Public Interest Requirement
The court firmly established that the lack of privilege for the reports on the stockholders' meeting stemmed from the absence of a legitimate public interest. It pointed out that the matters discussed at the private meeting did not concern the public at large and were instead specific to the interests of the stockholders. The court concluded that the meeting, being an ordinary business affair, did not give rise to the same rights of publication that might apply to more public or governmental proceedings. The court’s reasoning underscored the importance of protecting private discussions from unfounded public dissemination, unless there was a clear and significant public interest involved. As such, the court maintained that the context of the meeting did not justify the publication of potentially damaging statements about the plaintiffs, leading to the conclusion that the defendants were not shielded from liability in this instance.
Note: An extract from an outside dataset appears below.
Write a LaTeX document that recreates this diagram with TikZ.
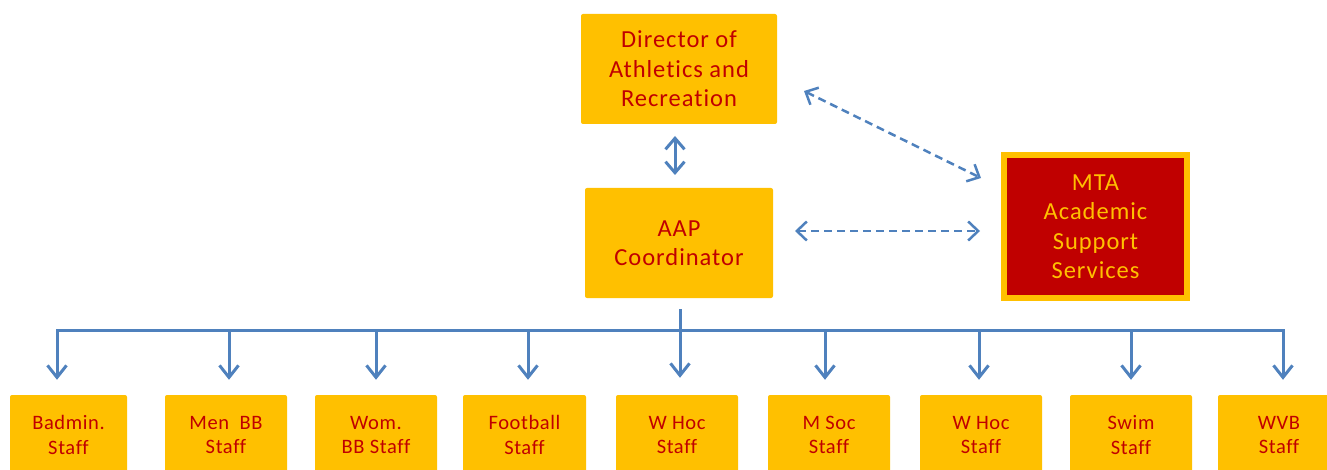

Implications for Defamation Cases
The court's ruling in this case carried significant implications for how defamation cases involving reports of private meetings are handled. It clarified that the privilege associated with fair reporting does not apply universally, particularly when the meeting in question lacks a public interest component. This ruling reinforced the principle that publishers cannot claim immunity for repeating defamatory statements made in private contexts, distinguishing between protected judicial reporting and unprotected private corporate commentary. By emphasizing that the public has no legitimate interest in the internal discussions of a private corporation, the court established a precedent that could influence future cases involving press coverage of corporate matters. Ultimately, the decision highlighted the need for media entities to exercise caution when reporting on potentially defamatory remarks made in private settings, marking a clear boundary between privileged judicial reporting and private corporate discussions.